Accessibility state-testing gap: dynamic UIs lack a reproducible assistive-tech test layer
Developers and accessibility teams cannot reliably reproduce complex UI states as assistive technologies experience them, so accessibility checks become manual and episodic. It stays unsolved because tooling, procurement, and compliance focus on static audits or high-level reports instead of a reproducible, instrumented test layer that lives inside design systems and CI.
Structural Read
Observed Evidence
- A repeated complaint across engineer and researcher channels: complex, dynamic widgets (popovers, forms, JS-heavy components) fail only in certain states and only when used with screen readers — covering Smashing's Popover API and Dynamic Forms pieces showing how state matters. [Smashing Magazine]
- Accessibility researchers and students are asked to run manual sessions and produce video or transcripts (Trusted Tester, Student Feedback threads); that same manual loop appears in notebooks where a tool is needed to make Jupyter accessible but the workflow is bespoke. [r/accessibility; Smashing Magazine]
- Technical threads about platform/runtime complexity (Temporal/time handling, WebAssembly, WireGuard minimalism) show increasing surface area where deterministic behavior matters; lack of a single, instrumentable layer to reproduce timing/state leads teams to write flaky local scripts or ad-hoc fixtures. [HackerNews]
Who Is Holding It Together
Frontline accessibility engineers, QA testers, and UX researchers feel this first. They keep releases moving by running manual screen-reader sessions, recording narrated walkthroughs, and maintaining long checklists for known flaky states (e.g., open popover + keyboard focus + delayed content). When developers push a complex component, the a11y person duplicates the exact interaction sequence locally, often on multiple AT and OS combos, to confirm a bug.
Because teams lack an automated, reproducible layer, senior devs and product managers tacitly accept slower release cadence or scope reduction. Designers and devs rely on the accessibility engineer to prescribe specific DOM and ARIA fixes rather than fixing the underlying testability gap.
Why Existing Tools and Institutions Still Fail
Automated linters and static audits catch markup smells but not runtime semantics or AT behavior under specific timing and user flows. Commercial testing tools often snapshot DOM or simulate simple inputs but can't simulate screen reader virtual buffers, focus management quirks, or delayed/async content deterministically.

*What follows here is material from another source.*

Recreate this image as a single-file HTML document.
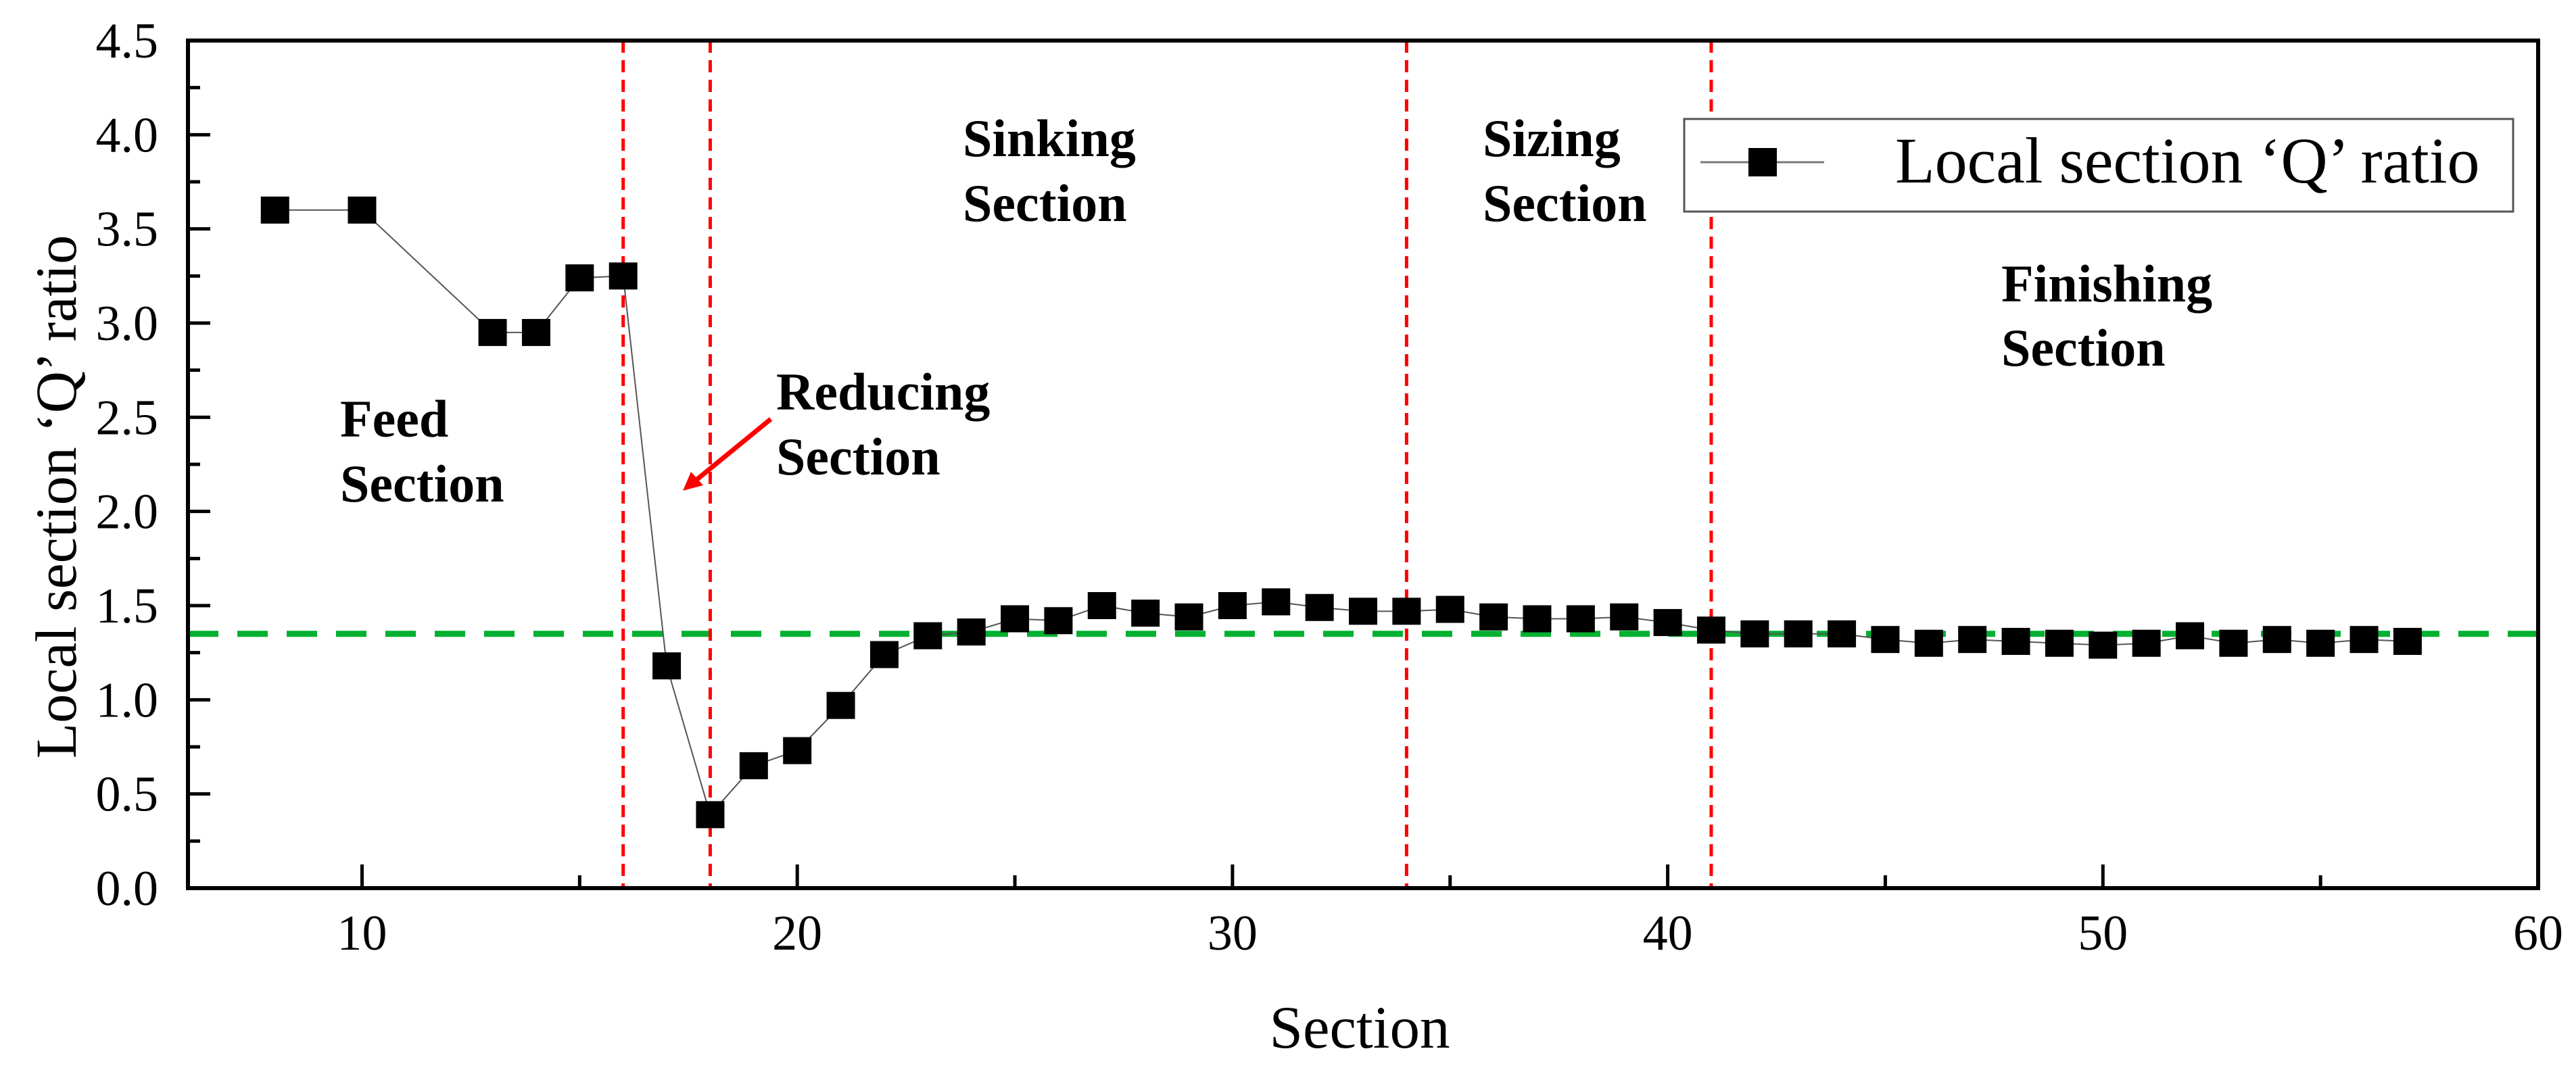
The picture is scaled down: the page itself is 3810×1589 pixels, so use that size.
<!DOCTYPE html>
<html><head><meta charset="utf-8"><style>
html,body{margin:0;padding:0;background:#fff;}
svg{display:block;font-family:"Liberation Serif",serif;}
</style></head><body>
<svg id="chart" width="3810" height="1589" viewBox="0 0 3810 1589" xmlns="http://www.w3.org/2000/svg">
<g id="grid"></g>
<g id="marks"></g>
<g id="axes"></g>
<g id="notes" font-weight="bold" font-size="78" fill="#000">
  <text x="503" y="646">Feed</text>
  <text x="503" y="742">Section</text>
  <text x="1148" y="606">Reducing</text>
  <text x="1148" y="702">Section</text>
  <text x="1424" y="231">Sinking</text>
  <text x="1424" y="327">Section</text>
  <text x="2193" y="231">Sizing</text>
  <text x="2193" y="327">Section</text>
  <text x="2960" y="446">Finishing</text>
  <text x="2960" y="541">Section</text>
</g>
<g>
  <line x1="1140" y1="620" x2="1030" y2="710" stroke="#ff0000" stroke-width="7"/>
  <polygon points="1010,726 1022,698 1040,718" fill="#ff0000"/>
</g>
<g>
  <rect x="2491" y="176" width="1226" height="137" fill="#fff" stroke="#555" stroke-width="3"/>
  <line x1="2515" y1="240" x2="2698" y2="240" stroke="#777" stroke-width="3"/>
  <rect x="2586" y="219" width="42" height="42" fill="#000"/>
  <text x="2803" y="270" font-size="96">Local section ‘Q’ ratio</text>
</g>
<text x="2011" y="1550" font-size="89" text-anchor="middle">Section</text>
<text transform="translate(112,735) rotate(-90)" font-size="86" text-anchor="middle">Local section ‘Q’ ratio</text>
</svg>
<script>
const xs = [8,10,13,14,15,16,17,18,19,20,21,22,23,24,25,26,27,28,29,30,31,32,33,34,35,36,37,38,39,40,41,42,43,44,45,46,47,48,49,50,51,52,53,54,55,56,57];
const qRatio = [3.6,3.6,2.95,2.95,3.24,3.25,1.18,0.39,0.65,0.73,0.97,1.24,1.34,1.36,1.43,1.42,1.5,1.46,1.44,1.5,1.52,1.49,1.47,1.47,1.48,1.44,1.43,1.43,1.44,1.41,1.37,1.35,1.35,1.35,1.32,1.3,1.32,1.31,1.3,1.29,1.3,1.34,1.3,1.32,1.3,1.32,1.31];
const sectionBoundaries = [16,18,34,41];
const averageLine = [1.35];
const xTicks = [10,20,30,40,50,60];
const yTicks = [0,0.5,1,1.5,2,2.5,3,3.5,4,4.5];
const xDomain = [6,60];
const yDomain = [0,4.5];

const L=278,R=3754,T=60,B=1314;
const sx=v=>L+(v-xDomain[0])/(xDomain[1]-xDomain[0])*(R-L);
const sy=v=>B-(v-yDomain[0])/(yDomain[1]-yDomain[0])*(B-T);
const NS="http://www.w3.org/2000/svg";
function mk(tag,attrs,parent){const e=document.createElementNS(NS,tag);for(const k in attrs)e.setAttribute(k,attrs[k]);parent.appendChild(e);return e;}
const marks=document.getElementById('marks'),axes=document.getElementById('axes'),grid=document.getElementById('grid');

averageLine.forEach(v=>{
  const l=mk('line',{x1:L,x2:R,y1:sy(v),y2:sy(v),stroke:'#00b030','stroke-width':9,'stroke-dasharray':'45 28'},grid);
  
  
});
sectionBoundaries.forEach(v=>{
  const l=mk('line',{x1:sx(v),x2:sx(v),y1:T,y2:B,stroke:'#ff0000','stroke-width':5,'stroke-dasharray':'18 11'},grid);
  
  
});
const pl=mk('polyline',{points:xs.map((x,i)=>sx(x)+','+sy(qRatio[i])).join(' '),fill:'none',stroke:'#555','stroke-width':2},marks);


xs.forEach((x,i)=>{
  const r=mk('rect',{x:sx(x)-21,y:sy(qRatio[i])-20,width:42,height:40,fill:'#000'},marks);
  
  
});
const fr=mk('rect',{x:L,y:T,width:R-L,height:B-T,fill:'none',stroke:'#000','stroke-width':6},axes);


xTicks.forEach(v=>{
  mk('line',{x1:sx(v),x2:sx(v),y1:B,y2:B-35,stroke:'#000','stroke-width':5},axes);
  const t=mk('text',{x:sx(v),y:1405,'font-size':74,'text-anchor':'middle'},axes);
  t.textContent=v;
  
  
});
for(let v=15;v<60;v+=10) mk('line',{x1:sx(v),x2:sx(v),y1:B,y2:B-19,stroke:'#000','stroke-width':5},axes);
yTicks.forEach(v=>{
  mk('line',{x1:L,x2:L+33,y1:sy(v),y2:sy(v),stroke:'#000','stroke-width':5},axes);
  const t=mk('text',{x:234,y:sy(v)+25,'font-size':74,'text-anchor':'end'},axes);
  t.textContent=v.toFixed(1);
  
  
});
for(let v=0.25;v<4.5;v+=0.5) mk('line',{x1:L,x2:L+18,y1:sy(v),y2:sy(v),stroke:'#000','stroke-width':5},axes);
</script>
</body></html>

Compliance regimes and procurement tend to reward final audit reports or passing lab tests (Trusted Tester checklists) rather than investing in continuous, instrumented verification across development pipelines.
Organizations also split responsibilities: design systems teams own components, QA owns regression tests, legal cares about audit reports — nobody owns the work of making components deterministically testable with AT across environments. That silo means limited budget and unclear KPIs for building reusable test fixtures that run in CI.
Hidden Cost and Missing Infrastructure
Hidden cost: repeated manual repro, slow releases, and silent regressions. Teams absorb weeks of developer time and tester toil per quarter rebuilding flaky states, plus human fatigue from repeated screen-reader sessions. This also leaks into legal risk — organizations underreport or patch superficially, increasing exposure to remediation demands or litigation.
Missing infrastructure: an instrumentable accessibility test layer — a cross-platform AT shim + deterministic state harness that (a) can reproduce assistive-technology semantics (virtual cursor, live region updates, focus trees), (b) run in CI and headless environments, and (c) integrate with component fixtures from design systems. In short: a reproducible runtime accessibility contract that lives with components, not as a separate lab artifact.
Non-Obvious Implication
If such a harness were built, it would enable reliable machine-verifiable accessibility attestations for specific component states. That could quickly be adopted by legal and procurement to claim compliance programmatically — but it also opens a strange risk: automated certification could be gamed (passing synthetic AT tests while real users still fail) and be used as a shield in litigation. In other words, building reproducible tests changes the unit of legal proof and could collide with the legal domain's current reliance on human-tested, narrative evidence.